Rows from a dataset of charts and code:
□ □ □
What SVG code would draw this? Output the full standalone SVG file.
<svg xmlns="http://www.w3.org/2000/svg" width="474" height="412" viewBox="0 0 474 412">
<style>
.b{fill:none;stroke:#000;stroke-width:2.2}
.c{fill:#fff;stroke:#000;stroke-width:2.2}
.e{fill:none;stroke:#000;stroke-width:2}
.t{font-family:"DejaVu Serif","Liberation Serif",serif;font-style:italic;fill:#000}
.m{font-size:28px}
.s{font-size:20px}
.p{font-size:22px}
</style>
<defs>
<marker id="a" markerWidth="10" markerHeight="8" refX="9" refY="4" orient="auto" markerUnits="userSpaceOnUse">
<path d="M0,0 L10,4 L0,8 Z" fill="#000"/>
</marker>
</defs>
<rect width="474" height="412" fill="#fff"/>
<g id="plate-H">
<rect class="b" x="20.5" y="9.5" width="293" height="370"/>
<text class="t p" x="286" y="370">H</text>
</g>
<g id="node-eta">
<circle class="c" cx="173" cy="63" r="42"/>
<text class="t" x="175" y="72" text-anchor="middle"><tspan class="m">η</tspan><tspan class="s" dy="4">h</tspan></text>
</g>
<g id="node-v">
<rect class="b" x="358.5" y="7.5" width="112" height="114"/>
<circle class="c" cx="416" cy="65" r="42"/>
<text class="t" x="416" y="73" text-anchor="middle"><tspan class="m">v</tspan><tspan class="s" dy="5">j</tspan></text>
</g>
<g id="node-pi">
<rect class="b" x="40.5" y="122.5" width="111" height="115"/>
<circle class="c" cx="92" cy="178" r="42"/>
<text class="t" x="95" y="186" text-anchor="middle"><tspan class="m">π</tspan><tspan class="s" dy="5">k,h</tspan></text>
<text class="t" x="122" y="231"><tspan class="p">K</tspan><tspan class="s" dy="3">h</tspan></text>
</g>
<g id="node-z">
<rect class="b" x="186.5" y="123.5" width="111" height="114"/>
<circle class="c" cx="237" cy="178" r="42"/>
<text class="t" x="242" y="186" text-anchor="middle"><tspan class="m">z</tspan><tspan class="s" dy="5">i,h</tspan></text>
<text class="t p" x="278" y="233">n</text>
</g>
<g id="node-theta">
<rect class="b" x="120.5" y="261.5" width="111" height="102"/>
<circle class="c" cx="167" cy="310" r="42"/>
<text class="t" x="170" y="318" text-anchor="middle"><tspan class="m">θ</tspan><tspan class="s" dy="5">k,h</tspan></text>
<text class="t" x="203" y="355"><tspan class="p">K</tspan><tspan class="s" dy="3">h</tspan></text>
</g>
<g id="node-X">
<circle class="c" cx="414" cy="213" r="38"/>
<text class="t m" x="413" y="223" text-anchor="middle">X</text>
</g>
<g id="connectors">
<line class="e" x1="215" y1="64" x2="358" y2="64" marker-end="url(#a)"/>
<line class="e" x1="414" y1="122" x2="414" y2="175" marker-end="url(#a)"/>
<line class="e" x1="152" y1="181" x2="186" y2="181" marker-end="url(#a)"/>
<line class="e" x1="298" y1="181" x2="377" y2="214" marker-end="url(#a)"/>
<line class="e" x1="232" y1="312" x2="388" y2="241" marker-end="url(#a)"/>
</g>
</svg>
□ □ □
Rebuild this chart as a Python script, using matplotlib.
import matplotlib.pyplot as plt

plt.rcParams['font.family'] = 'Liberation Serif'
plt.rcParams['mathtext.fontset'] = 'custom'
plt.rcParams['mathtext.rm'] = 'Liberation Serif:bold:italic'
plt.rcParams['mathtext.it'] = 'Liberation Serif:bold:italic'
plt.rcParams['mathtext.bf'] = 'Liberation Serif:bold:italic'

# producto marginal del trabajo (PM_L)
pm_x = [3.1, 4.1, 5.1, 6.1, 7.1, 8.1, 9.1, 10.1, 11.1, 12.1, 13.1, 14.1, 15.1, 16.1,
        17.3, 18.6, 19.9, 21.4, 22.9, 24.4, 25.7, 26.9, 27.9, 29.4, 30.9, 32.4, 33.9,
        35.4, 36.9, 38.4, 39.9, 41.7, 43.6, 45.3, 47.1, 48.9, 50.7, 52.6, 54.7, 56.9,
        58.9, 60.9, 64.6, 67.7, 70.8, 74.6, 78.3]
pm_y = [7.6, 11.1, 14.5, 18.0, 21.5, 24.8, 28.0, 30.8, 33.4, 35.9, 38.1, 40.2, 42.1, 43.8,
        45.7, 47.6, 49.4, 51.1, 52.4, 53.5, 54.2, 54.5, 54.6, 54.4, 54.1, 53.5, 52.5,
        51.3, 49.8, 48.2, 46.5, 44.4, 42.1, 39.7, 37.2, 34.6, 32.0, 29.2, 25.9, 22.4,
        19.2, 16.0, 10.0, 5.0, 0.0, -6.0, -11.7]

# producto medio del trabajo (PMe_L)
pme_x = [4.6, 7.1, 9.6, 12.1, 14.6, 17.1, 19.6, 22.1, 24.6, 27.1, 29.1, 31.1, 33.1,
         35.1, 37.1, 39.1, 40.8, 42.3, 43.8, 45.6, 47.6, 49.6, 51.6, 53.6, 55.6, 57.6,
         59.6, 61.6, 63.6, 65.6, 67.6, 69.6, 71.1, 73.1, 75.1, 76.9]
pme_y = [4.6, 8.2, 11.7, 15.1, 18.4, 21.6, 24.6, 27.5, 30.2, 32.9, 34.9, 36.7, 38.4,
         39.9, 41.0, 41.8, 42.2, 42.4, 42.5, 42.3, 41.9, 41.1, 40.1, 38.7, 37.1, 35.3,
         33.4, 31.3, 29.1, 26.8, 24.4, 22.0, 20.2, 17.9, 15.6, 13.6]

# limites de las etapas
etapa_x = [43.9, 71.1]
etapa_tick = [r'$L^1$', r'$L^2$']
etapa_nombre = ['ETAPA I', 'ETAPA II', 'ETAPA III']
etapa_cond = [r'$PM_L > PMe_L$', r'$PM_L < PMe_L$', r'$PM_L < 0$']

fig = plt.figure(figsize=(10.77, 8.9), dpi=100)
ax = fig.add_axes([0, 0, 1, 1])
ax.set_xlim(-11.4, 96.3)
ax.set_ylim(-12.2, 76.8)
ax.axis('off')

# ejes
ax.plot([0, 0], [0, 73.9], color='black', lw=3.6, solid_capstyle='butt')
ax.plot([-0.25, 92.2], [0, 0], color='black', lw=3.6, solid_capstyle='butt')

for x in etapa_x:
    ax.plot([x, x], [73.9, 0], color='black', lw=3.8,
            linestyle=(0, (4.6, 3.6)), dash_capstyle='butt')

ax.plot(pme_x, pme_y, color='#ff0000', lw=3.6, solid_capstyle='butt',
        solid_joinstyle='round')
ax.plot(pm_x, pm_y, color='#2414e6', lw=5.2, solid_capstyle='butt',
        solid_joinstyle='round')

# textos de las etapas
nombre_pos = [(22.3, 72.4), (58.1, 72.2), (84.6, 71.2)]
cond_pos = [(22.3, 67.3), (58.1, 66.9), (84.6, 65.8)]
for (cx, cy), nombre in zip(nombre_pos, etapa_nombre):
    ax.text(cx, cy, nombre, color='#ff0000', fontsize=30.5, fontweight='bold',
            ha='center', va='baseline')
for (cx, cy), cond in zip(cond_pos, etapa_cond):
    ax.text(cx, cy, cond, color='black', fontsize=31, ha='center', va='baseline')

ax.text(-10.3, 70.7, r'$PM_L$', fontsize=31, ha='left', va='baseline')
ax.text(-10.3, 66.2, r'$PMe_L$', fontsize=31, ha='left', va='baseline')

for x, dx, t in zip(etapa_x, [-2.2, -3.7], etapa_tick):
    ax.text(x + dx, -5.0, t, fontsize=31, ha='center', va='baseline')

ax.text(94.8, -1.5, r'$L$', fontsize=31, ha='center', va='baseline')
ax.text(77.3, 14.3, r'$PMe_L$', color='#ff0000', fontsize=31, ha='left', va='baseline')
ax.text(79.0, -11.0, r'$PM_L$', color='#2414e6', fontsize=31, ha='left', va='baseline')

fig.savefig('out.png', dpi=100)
□ □ □
▶ [To do]: Return, unchanged, the run of lines above that opens with the line containing "Rebuild this chart" and closes with the line containing "plt.rcParams['mathtext.bf'] = 'Liberation". Include both.

▶ [Response to the task]:
Rebuild this chart as a Python script, using matplotlib.
import matplotlib.pyplot as plt

plt.rcParams['font.family'] = 'Liberation Serif'
plt.rcParams['mathtext.fontset'] = 'custom'
plt.rcParams['mathtext.rm'] = 'Liberation Serif:bold:italic'
plt.rcParams['mathtext.it'] = 'Liberation Serif:bold:italic'
plt.rcParams['mathtext.bf'] = 'Liberation Serif:bold:italic'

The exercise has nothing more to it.